The General Assembly has guarded very jealously its control over the highways which it has laid out. While giving large control over highways generally to town councils, it reserved to itself until 1870 the power to abandon these. The Digest of 1798 contains this provision, p. 384, § 6: "Provided that no town council shall have power to alter or change any highway which hath been or hereafter shall be laid out by the General Assembly." The same provision appears in Digest of 1822, p. 289, § 6; Digest of 1844, p. 321, § 6; Rev. Stats. 1857, cap. 43, § 26; and was first repealed by act Feb. 1870, Pub. Laws, cap. 842, a reservation being then made, and still in force, of the highways along the Woonasquatucket river. Gen. Laws, 1896, cap. 71, § 28.

This court, in accordance with the declaration of public policy implied in this legislation, and following the weight of authority, has adhered to the common-law rule, which is well stated in Wood on Nuisances, § 297, as follows: "When a highway is once established as such by the action of the proper authorities, it does not cease to be such, even though unused for many years, until it has been discontinued by the proper authorities."

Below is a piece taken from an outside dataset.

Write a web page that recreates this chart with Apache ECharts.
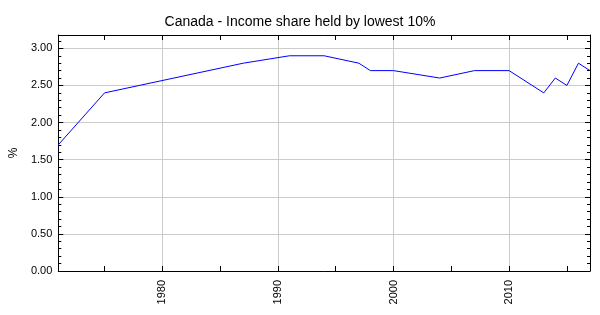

In Almy v. Church, 18 R.I. 182, the evidence showed an abandonment by the public and a private possession of the ways under discussion for one hundred years or more. Yet the court held that, as they were once highways, the public right continued and the town council might open them again. The arguments advanced by the plaintiff in the case at bar and most of the cases here cited are considered by the court, the conflict of authority is recognized, and the deliberate *331 judgment of the court is recorded that the question whether title to the whole highway once dedicated to the public can be acquired by adverse possession, on the ground that the public have waived or abandoned the dedication, must be answered in the negative. The court sums up its conclusion, on p. 187, as follows: "The case of Simmons v. Cornell, 1 R.I. 519, held this doctrine to the extent of denying the right to gain title to a highway by encroachment; but it did not pass upon the question of an exclusive possession of the whole way. We are unable to see upon what sound principle the right can be denied in one case and not in the other.

"True, it may be said that an entire possession of the way furnished a presumption of abandonment which does not apply to a partial possession; but it may also be said that if a public right cannot be extinguished in the whole layout when enough is left unencumbered for convenient travel, the reason is stronger that the right cannot be extinguished altogether."

This decision has been approved in Matteson v. Whaley,20 R.I. 412, and is, as we have said, in accord with the weight of authority.

"The rule best supported by reason and by weight of authority is that the `common right of highway' cannot be lost by the attempted adverse possession of a private individual." Elliott on Roads and Streets, § 883, p. 969.

Our conclusion, therefore, must be that the highway as laid out by the committee of the General Assembly, and as shown on their plat, is still a public way, and that the alleged trespasses of the defendant are justified by his plea to that effect.

Judgment for the defendant for costs.